Ha-kyung also had a long-time secret crush on her middle-school tutor, Sang-hoon. She reunites with Sang-hoon, and the two begin to spend time together. This development does not go unnoticed by Young-ho, who soon begins to feel jealous as well. He starts seeing Ha-kyung as a woman, not just a friend, and asks her out on a date. A misunderstanding results in Ha-kyung waiting in the rain for Young-ho, who never arrives. The two try to go back to being just friends, as Ha-kyung focuses on her career and Young-ho pines for her.
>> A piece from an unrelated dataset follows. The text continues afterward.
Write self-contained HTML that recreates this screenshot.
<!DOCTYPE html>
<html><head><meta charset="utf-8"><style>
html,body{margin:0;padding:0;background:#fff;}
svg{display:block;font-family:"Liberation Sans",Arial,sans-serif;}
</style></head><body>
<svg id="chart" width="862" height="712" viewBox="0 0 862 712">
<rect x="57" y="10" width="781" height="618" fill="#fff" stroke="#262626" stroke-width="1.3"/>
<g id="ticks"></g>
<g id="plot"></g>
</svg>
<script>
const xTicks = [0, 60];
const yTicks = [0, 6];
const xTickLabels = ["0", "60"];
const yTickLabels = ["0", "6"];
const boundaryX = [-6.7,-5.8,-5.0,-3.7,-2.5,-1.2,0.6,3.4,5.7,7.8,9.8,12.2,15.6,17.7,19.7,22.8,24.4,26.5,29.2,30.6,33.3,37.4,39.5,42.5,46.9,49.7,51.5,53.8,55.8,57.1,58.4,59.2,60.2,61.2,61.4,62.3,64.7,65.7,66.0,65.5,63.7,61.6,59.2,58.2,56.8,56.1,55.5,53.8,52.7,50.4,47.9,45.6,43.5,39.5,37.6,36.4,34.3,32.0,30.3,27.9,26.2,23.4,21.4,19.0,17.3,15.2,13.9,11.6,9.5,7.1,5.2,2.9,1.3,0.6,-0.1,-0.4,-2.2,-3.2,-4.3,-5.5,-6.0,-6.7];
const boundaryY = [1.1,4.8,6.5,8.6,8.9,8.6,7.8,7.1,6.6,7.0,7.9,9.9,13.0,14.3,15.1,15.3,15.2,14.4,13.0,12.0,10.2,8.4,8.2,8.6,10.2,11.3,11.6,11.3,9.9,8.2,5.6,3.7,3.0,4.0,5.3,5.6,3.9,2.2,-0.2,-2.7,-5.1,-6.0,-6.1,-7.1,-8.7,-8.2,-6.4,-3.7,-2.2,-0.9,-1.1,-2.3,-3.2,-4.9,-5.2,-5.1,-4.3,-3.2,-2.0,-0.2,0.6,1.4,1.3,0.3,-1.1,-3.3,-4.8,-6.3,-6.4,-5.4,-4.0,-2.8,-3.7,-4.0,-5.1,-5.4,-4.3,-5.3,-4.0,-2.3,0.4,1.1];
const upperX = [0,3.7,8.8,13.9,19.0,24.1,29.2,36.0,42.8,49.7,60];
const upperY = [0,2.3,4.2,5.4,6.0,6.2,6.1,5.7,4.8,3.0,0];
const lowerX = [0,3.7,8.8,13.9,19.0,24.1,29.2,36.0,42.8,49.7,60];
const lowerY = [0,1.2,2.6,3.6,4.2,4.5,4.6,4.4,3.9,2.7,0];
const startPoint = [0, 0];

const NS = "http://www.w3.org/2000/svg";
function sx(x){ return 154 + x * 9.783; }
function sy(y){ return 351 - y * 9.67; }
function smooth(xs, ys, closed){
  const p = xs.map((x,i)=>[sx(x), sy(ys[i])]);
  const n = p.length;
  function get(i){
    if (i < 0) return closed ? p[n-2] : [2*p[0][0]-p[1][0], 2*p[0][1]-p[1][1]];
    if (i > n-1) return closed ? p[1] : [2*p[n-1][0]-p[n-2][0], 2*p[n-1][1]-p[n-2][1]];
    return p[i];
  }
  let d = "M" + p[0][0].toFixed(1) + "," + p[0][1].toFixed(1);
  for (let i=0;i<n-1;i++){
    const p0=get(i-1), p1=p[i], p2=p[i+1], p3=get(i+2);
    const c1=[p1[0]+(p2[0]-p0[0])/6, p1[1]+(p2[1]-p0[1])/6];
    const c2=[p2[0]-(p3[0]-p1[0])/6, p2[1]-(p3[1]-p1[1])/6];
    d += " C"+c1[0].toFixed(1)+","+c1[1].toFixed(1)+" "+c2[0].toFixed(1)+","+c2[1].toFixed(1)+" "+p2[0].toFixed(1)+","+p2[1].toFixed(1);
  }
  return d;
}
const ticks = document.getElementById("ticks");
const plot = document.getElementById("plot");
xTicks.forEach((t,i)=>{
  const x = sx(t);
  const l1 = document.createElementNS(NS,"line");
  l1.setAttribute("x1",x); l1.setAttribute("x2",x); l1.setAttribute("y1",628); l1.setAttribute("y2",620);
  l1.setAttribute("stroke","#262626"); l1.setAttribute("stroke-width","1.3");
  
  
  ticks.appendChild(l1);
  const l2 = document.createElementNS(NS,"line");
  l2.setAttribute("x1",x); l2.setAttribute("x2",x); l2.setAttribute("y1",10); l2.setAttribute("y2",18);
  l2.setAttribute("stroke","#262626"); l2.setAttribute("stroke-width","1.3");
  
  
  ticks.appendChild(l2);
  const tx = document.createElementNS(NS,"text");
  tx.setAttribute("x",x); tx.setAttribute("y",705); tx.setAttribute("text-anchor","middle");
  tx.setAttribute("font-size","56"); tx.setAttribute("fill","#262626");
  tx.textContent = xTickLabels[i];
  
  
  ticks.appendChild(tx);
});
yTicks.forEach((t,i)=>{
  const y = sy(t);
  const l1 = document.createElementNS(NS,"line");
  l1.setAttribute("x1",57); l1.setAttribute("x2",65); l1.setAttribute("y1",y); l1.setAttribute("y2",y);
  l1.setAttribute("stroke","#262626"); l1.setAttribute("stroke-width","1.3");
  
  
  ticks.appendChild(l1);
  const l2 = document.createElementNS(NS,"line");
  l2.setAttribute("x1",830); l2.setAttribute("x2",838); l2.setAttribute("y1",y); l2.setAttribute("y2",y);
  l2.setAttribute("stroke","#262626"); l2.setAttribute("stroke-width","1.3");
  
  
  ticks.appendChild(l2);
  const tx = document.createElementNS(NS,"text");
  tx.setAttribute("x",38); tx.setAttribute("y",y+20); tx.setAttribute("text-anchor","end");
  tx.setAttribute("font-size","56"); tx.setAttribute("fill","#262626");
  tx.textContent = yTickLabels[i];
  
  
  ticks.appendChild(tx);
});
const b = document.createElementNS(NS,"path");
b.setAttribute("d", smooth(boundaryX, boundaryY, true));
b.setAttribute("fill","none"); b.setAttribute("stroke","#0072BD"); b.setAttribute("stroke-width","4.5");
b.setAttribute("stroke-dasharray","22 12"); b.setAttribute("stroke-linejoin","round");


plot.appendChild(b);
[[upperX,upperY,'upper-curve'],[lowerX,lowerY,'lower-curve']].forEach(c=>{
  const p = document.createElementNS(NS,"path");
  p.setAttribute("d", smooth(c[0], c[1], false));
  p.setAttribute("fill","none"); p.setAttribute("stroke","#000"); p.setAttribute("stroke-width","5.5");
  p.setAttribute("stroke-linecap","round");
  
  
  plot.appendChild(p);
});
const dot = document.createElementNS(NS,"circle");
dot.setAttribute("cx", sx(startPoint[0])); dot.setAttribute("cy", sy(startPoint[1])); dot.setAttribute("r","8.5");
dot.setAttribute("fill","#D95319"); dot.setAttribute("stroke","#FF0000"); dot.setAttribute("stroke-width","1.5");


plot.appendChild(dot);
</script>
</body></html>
After spending a year abroad, Ha-kyung returns to Seoul and reunites with Young-ho. Both soon confirm that their feelings have not changed.

== Cast ==

- Choi Soo-jong as Lee Young-ho
- Choi Jin-sil as Yoo Ha-kyung
- Lee Eung-kyung as Han Young-ae
- Lee Hyo-jung as Min Sang-hoon
- Kim Hye-ri as Bae Chae-ri
- Kim Chang-sook as Jung Sung-hee
- Im Jung-ha as Jo Sung-soo
- Kim Joo-young as Park Seong-jo
- Lee Mi-kyung as Kim Soo-won
- Jung Myeong-hyun as Jung Dong-sik
- Kim Sang-soon as Kim Chun-man
- Maeng Sang-hoon as Nam Woo-je
- Jeon Woon as Lee Soo-seong
- Park Sang-jo as Kim Young-sik

== Reception ==
Cultural critic Ha Jae-geun said, "The drama 'Jealousy' was not just considered a popular drama, but is accepted as a symbol of an era. It was the beginning of the trendy drama." The drama heralded a new wave of television shows that broke from the standard tropes of traditional dramas, and instead depicted urban lifestyles and modern attitudes.

The drama especially resonated among female viewers in their 20s who identified with the female lead. For her beauty, acting ability, and relatable portrayal of the lead character, Choi was nicknamed, "The Nation's Sweetheart" and became a widely recognized actress in South Korea.

In 2011, women's portal Ezday surveyed 1,314 netizens on the topic of 'memorable dramas from the 1990s. Jealousy was voted as the 'most memorable drama' by 20% of respondents, followed closely by Star in My Heart with 19% of the votes. For 'Best Actress of the 1990s,' Choi Jin-sil took the top spot with 34% of respondents, followed by Kim Hee-sun, Shim Eun-ha, Shin Ae-ra, Lee Seung-yeon, and Jeon Do-yeon. For 'Best Actor of the 1990s,' Jang Dong-gun was chosen by 21% of respondents, followed by Ahn Jae-wook and Choi Soo-jong.